3 Most Famous Mafia Controlled Casinos


The mafia have been linked with the gambling industry for large periods throughout history.

While mafia influence has faded in gambling cities such as Las Vegas in more modern times, traces of criminality certainly remain in places like Sin City.

Perhaps their focus has shifted into the growing industry of online gambling. Who knows how many of the current crop of online casinos are actually run by the mafia. The ownership of a lot of these online sites is something of a mystery as they tend to be run by holding companies.

Let’s take a look at three of the most famous mafia controlled casinos from history.

The Stardust

When it opened towards the end of the 1960s, the Stardust Resort and Casino became the biggest facility of its kind in Vegas. Its signage was one of the most famous sights in Vegas.

Originally conceived by Tony Cornero, whose controversial history included being imprisoned over bootlegging charges, the development of the Stardust later passed over to Moe Dalitz when Cornero died before the building had been completed. Known as Mr. Las Vegas, Dalitz was one of the most infamous gangsters of the era.

The Stardust had more than 1,000 hotel rooms, making it one of the best places to stay in Vegas, while it also featured a 140-foot bar and a 16,000-square-foot casino.

What drew the crowds to the mafia controlled casino, though, was the Lido de Paris.

Featuring topless dancers, it was the first revue of its kind to open in Vegas. There was also the only first-run drive-in theater at the Stardust, which Howard Hughes even attempted to buy.

The Stardust grew throughout the 1960s, with a number of new restaurants added to the site, while a nine-story tower was created too.

Not only was the Stardust also the first place that keno was played on the Strip, the Stardust International Raceway in Spring Valley extended its influence on the gambling industry.

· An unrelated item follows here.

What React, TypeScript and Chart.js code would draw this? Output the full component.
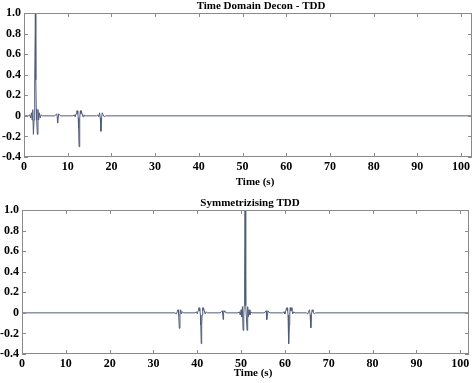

At the end of the 1960s, the Stardust was snapped up by Parvin-Dohrmann Corporation and after a few years it changed hands again with ownership passing to Al Sachs and Herb Tobman.

Eventually, the Stardust was usurped by newer casinos and it closed down in 2006. The history of the Stardust resort was heavily mined for the film Casino – directed by Martin Scorsese and starring Robert De Niro – which is one of the most famous movies about the mafia.

The Flamingo

While the Stardust’s mafia history was made even more famous by the release of Casino, the Flamingo’s links to the mob cannot go under the radar at all.

Gangster Bugsy Siegel was one of the most influential figures in the early days of Vegas. In the 1940s, he teamed up with Meyer Lansky, another mafia figure, in order to create the Flamingo.

Siegel’s first move in Vegas was the purchase of El Cortez on Fremont Street – for which he paid $600,000 – but he was blocked from developing the site by worried city officials. Siegel’s attention instead turned to the Flamingo, where he allegedly insisted on the inclusion of a secret ladder in the casino’s Presidential Suite, so he would be able to escape if necessary.

The Flamingo Hotel & Casino opened in 1946 with a total cost of $6 million spent on its development. Even though it was a few miles from Downtown Vegas, the Flamingo became the first luxury hotel on the Strip and helped to set the tone for what Sin City could become.

Remarkably, Siegel would be murdered in Beverly Hills, California, just a matter of months after the Flamingo opened. Being a gangster involved in Vegas back then was very risky business.

Bugsy Siegel

Bugsy Siegel

The Tropicana

The last of the famous mafia controlled casinos we are going to talk about is the Tropicana.

Opened in 1957, the Tropicana was developed by Ben Jaffe, who was an executive of the Fontainebleau Miami Beach, but he soon got Phil Kastel involved in the casino.

Kastel was treated suspiciously by the Gaming Control Board due to his links to organized crime and the Tropicana quickly gained a reputation for being run by the mafia as a result.

The Tropicana was allegedly used for skimming for the Kansas City mob with Frank Costello one of the key figures to be involved at the site.

After links to the mafia were exposed by an FBI investigation at the end of the 1970s, hotel chain Ramada Inns took over the site.

Nowadays, the Tropicana Las Vegas is operated by Penn National Gaming and owned by Gaming and Leisure Properties.